Since this holds for any arbitrary $$\varphi \in M^{\perp}$$, it confirms that $$x$$ annihilates every functional in $$M^{\perp}$$. By the definition of $${^{\perp}}(\cdot)$$, this means that $$x \in {^{\perp}}\left(M^{\perp}\right)$$.
Hence, we have successfully shown that $${ \text{closure} } M \subseteq {^{\perp}}\left(M^{\perp}\right)$$.

**step3** Preparation for the Second Inclusion: Applying the Hahn-Banach Theorem

To prove the second inclusion, $${^{\perp}}\left(M^{\perp}\right) \subseteq { \text{closure} } M$$, it is often convenient to prove its contrapositive. The contrapositive states: if $$x \notin { \text{closure} } M$$, then $$x \notin {^{\perp}}\left(M^{\perp}\right)$$.
Let's assume $$x \in X$$ but $$x \notin { \text{closure} } M$$.
The set $${ \text{closure} } M$$ is a closed subspace of $$X$$. A crucial tool in functional analysis, particularly for separating points from closed subspaces in normed linear spaces, is the Hahn-Banach Theorem.
A specific corollary of the Hahn-Banach Theorem states: If $$Y$$ is a closed subspace of a normed linear space $$X$$ and $$x_0 \in X$$ is an element such that $$x_0 \notin Y$$, then there exists a bounded linear functional $$\varphi_0 \in X^{*}$$ such that $$\varphi_0(x_0) \neq 0$$ and $$\varphi_0(y) = 0$$ for all $$y \in Y$$.

Question1.step4 (Proof of the Second Inclusion: $${^{\perp}}\left(M^{\perp}\right) \subseteq { \text{closure} } M$$)

Let's apply the corollary of the Hahn-Banach Theorem mentioned in the previous step. We are assuming that $$x \notin { \text{closure} } M$$. Since $${ \text{closure} } M$$ is a closed subspace of $$X$$, the theorem guarantees the existence of a bounded linear functional $$\varphi_0 \in X^{*}$$ with two properties:
1. $$\varphi_0(x) \neq 0$$ (This means $$\varphi_0$$ does not vanish at $$x$$).
2. $$\varphi_0(y) = 0$$ for all $$y \in { \text{closure} } M$$ (This means $$\varphi_0$$ vanishes on the entire closed subspace $${ \text{closure} } M$$).
Since $$M$$ is a subspace of $$X$$, it is necessarily a subset of its closure (i.e., $$M \subseteq { \text{closure} } M$$).
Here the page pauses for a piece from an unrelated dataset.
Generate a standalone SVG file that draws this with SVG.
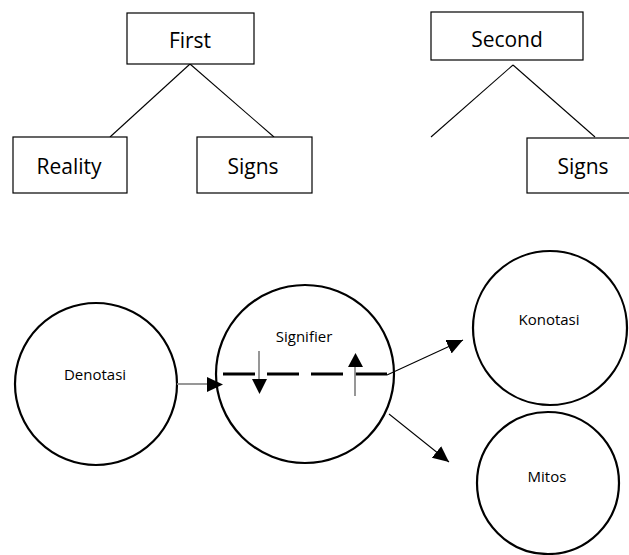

From property (2), it immediately follows that $$\varphi_0(y) = 0$$ for all $$y \in M$$.
By the definition of $$M^{\perp}$$, any functional that vanishes on all elements of $$M$$ belongs to $$M^{\perp}$$. Therefore, $$\varphi_0 \in M^{\perp}$$.
Now, we have identified a specific functional $$\varphi_0$$ that is an element of $$M^{\perp}$$ and, simultaneously, we know that $$\varphi_0(x) \neq 0$$.
According to the definition of $${^{\perp}}\left(M^{\perp}\right)$$, an element $$x$$ belongs to this set if and only if every functional $$\varphi$$ in $$M^{\perp}$$ satisfies $$\varphi(x) = 0$$.
However, we have found a functional $$\varphi_0 \in M^{\perp}$$ for which $$\varphi_0(x) \neq 0$$. This directly contradicts the condition for $$x$$ to be in $${^{\perp}}\left(M^{\perp}\right)$$.
Therefore, our assumption that $$x \notin { \text{closure} } M$$ has led us to conclude that $$x \notin {^{\perp}}\left(M^{\perp}\right)$$. This proves the contrapositive statement.
Consequently, the inclusion $${^{\perp}}\left(M^{\perp}\right) \subseteq { \text{closure} } M$$ is proven.

**step5** Conclusion

Having successfully proven both necessary inclusions:
1. $${ \text{closure} } M \subseteq {^{\perp}}\left(M^{\perp}\right)$$ (established in Step 2)
2. $${^{\perp}}\left(M^{\perp}\right) \subseteq { \text{closure} } M$$ (established in Step 4)
we can definitively conclude that the two sets are equal.
Thus, for any subspace $$M$$ of a normed linear space $$X$$, the identity $${^{\perp}}\left(M^{\perp}\right)=\text { closure } M$$ holds true.